Update a local docker image¶
To update a datacats image locally, as reported at https://github.com/datacats/datacats/issues/210:
$ docker run -datacats/web apt-get install -y whatever
$ docker ps -lq
6f51fba7febb
$ docker commit 6f51fba7febb datacats/web
This image will be used until you do a datacats pull the next time.

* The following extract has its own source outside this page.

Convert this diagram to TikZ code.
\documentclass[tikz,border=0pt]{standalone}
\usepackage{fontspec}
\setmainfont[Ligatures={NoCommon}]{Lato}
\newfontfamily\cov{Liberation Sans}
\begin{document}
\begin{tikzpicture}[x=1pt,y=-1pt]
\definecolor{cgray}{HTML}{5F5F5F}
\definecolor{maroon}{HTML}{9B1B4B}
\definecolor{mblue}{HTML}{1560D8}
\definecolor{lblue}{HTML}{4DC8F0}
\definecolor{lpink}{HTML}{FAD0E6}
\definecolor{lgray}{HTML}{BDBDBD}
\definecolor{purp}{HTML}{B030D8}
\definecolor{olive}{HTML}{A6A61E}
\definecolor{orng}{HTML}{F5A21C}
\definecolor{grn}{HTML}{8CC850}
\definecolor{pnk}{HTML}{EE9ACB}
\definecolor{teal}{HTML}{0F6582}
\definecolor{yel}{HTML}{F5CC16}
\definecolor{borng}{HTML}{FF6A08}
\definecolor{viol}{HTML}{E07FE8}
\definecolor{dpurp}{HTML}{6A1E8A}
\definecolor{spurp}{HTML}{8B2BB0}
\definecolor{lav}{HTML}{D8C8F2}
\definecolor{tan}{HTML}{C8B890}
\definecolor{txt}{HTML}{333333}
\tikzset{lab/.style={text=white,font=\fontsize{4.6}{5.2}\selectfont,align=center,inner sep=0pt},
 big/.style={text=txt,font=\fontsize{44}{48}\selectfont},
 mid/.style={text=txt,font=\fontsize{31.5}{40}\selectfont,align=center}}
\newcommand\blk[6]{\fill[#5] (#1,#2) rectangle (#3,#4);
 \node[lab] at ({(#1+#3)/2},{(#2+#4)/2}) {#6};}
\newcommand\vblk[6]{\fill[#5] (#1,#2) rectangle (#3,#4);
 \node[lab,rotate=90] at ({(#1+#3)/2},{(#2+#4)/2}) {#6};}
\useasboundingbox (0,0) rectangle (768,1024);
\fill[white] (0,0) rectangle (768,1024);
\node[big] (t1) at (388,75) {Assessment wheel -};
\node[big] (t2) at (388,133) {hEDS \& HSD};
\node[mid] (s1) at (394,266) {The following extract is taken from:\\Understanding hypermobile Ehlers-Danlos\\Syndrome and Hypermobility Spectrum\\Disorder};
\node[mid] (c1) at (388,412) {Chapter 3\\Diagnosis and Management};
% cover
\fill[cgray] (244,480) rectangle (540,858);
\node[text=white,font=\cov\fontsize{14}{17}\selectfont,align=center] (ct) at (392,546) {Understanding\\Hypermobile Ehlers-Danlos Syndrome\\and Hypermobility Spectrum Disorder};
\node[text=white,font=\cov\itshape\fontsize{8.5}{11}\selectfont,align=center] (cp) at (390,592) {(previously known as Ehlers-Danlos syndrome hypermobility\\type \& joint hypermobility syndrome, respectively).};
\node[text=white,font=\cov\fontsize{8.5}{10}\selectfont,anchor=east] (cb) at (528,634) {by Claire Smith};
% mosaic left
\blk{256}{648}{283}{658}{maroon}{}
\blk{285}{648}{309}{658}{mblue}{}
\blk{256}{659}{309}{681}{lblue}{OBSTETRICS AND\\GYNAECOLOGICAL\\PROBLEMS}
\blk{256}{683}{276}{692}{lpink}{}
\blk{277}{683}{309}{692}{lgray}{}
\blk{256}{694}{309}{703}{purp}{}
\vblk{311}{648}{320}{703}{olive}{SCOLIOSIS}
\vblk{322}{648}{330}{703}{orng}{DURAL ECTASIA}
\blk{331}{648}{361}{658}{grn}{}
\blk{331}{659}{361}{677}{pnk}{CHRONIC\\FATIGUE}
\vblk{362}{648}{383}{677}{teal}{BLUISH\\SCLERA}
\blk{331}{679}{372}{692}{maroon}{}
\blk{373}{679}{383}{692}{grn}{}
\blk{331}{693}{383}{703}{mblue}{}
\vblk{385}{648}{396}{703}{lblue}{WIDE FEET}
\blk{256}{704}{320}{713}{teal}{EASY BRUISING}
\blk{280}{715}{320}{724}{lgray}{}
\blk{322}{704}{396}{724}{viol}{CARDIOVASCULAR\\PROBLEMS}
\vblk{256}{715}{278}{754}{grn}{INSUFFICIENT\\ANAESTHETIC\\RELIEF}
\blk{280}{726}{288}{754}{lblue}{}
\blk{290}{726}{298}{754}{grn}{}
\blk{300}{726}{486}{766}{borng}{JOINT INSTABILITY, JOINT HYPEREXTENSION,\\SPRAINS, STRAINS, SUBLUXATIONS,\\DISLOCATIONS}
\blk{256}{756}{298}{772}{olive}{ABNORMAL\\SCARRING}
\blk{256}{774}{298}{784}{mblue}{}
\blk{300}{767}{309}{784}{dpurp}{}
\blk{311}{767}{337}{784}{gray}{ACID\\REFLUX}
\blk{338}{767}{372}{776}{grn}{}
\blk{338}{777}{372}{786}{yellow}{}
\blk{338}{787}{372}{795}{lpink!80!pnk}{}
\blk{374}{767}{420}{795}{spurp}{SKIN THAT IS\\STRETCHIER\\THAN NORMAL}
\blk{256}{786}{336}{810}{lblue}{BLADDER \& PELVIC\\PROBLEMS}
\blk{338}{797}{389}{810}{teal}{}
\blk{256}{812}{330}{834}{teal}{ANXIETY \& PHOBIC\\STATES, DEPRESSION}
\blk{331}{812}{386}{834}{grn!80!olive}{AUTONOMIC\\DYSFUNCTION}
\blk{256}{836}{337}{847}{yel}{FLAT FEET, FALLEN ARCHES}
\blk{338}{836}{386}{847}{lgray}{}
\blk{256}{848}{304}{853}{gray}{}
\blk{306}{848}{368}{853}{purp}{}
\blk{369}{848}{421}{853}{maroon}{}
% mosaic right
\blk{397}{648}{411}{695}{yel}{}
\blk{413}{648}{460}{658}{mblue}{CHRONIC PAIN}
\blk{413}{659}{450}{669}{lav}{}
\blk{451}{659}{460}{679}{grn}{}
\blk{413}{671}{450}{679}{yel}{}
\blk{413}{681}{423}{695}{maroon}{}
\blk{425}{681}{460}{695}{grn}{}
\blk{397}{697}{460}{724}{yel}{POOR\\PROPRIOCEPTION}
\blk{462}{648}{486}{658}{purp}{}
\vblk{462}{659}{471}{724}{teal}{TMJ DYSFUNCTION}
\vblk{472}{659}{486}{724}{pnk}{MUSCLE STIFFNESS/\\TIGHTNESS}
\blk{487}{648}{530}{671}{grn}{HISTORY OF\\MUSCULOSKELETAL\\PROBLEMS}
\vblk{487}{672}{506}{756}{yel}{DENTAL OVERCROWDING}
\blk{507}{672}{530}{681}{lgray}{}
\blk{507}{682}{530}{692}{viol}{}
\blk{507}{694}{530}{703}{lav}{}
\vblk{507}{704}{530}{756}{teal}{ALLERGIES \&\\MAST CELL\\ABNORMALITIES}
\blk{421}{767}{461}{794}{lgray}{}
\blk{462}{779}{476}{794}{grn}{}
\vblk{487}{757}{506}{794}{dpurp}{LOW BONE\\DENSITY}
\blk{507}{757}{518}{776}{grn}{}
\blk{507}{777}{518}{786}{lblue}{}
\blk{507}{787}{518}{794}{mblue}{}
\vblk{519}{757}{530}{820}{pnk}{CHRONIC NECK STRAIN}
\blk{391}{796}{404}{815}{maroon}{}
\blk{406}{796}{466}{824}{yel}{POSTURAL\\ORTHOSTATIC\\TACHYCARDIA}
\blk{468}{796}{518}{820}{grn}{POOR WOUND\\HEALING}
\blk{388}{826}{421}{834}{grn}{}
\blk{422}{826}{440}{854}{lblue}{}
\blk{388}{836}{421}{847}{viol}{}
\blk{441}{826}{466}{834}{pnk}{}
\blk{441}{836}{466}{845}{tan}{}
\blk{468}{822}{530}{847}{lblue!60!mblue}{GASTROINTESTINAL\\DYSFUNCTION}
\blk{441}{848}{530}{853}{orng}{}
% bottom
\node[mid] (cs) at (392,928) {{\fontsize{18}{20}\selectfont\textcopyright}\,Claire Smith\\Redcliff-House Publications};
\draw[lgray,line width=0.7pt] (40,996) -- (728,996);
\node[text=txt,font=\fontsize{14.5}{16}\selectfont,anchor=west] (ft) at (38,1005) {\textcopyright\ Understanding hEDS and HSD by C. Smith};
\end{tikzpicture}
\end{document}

You can do run/commit as many times as you’d like, but if you’re making a lot of changes you’ll want to change the actual Dockerfiles in the source and rebuild them:
cd datacats/docker
docker build -t datacats/web .
Report a bug¶
Submit working additions as a new datacats issue at https://github.com/datacats/datacats/issues/new.
Install extensions selectively¶
datacats install
installs all downloaded extensions in an environment directory.
To install an extension individually, run:
datacats shell
cd ckanext-EXTENSION
python setup.py develop
exit
This will install the extension into the datacats environment.
Running python setup.py develop
outside the datacats shell will not install the extension into the datacats environment.